The Looking-GlassAspects of contemporary experience in the UK and the Middle East [Archives:2006/997/Local News]
SANA'A, Nov 8 ) A new exhibition of work by UK and Yemeni photographers opened on Tuesday at the National Museum in Sana'a. The Looking-Glass is documenting aspects of contemporary Muslim and social experience in the UK and the Middle East. The exhibition remains open for one month. The Looking-Glass opens up a dialogue on identity and the broader aspects of contemporary experience in a post modern world. The three UK and Yemeni photographers have drawn on the personal, private inner fabric of individuals' lives as well as the broader political and social realities of daily existence. Each of the artists involved proposed their own subjects for the exhibition:
Tim Smith's photographs are divided into three series. The first focuses on Muslim communities living in the North of England. The second shows photographs taken from among the Yemeni communities in Newport and Sheffield. The third section is a collection of photographs taken in Yemen in 2005 as part of an ongoing project looking at the the extraordinary history of Yemen as a trading nation, and showing its role as the crossroads between East and West; many of the portraits show Yemenis who have lived and worked in Britain and returned to Yemen.

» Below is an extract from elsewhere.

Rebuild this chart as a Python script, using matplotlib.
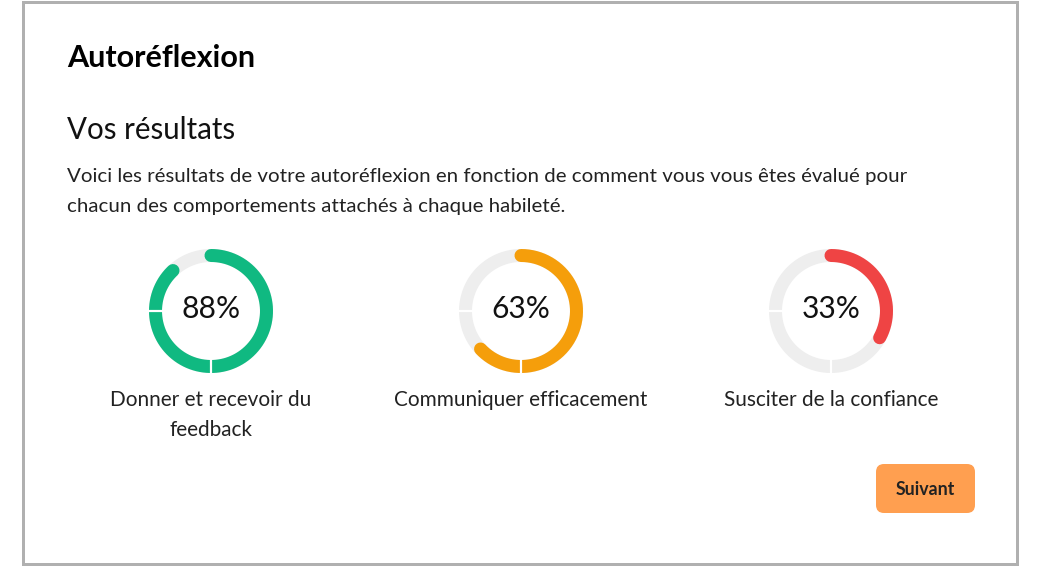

Bushra al Mutawakkel has produced a series of photographs on aspects of contemporary life in Yemen, showing the interweaving of religion and culture in a collection full of passion, beauty, color, complexity, tension and contradiction.
Clement Cooper has produced a series of black and white portraits of young, hijab-wearing, Muslim schoolgirls living in Manchester, beautifully lit, simple and emotional portraits. He said of this work, 'I'm not trying to document social conditions, but to explore the humanity of my subjects, to understand them as people'.
Some of The Looking-Glass photographs have been featured in the British Council's major Middle East touring exhibition, Common Ground
The photographs will be shown in the new exhibition gallery on the ground floor of the caravanserai in the south wing of the National Museum in Sana'a.
The British Council Yemen is pleased to be working under the auspices and with the co-operation of the Ministry of Culture to open up the channels of creative exchange and dialogue between Britain and Yemen on this occasion.
A Private View on the 7 November is being hosted by Elizabeth White, Director of the British Council, under the auspices of HE Khaled al-Rowaishan, Minister of Culture, and will be attended by Sir David Green KCMG, Director-General of the British Council, and other distinguished guests.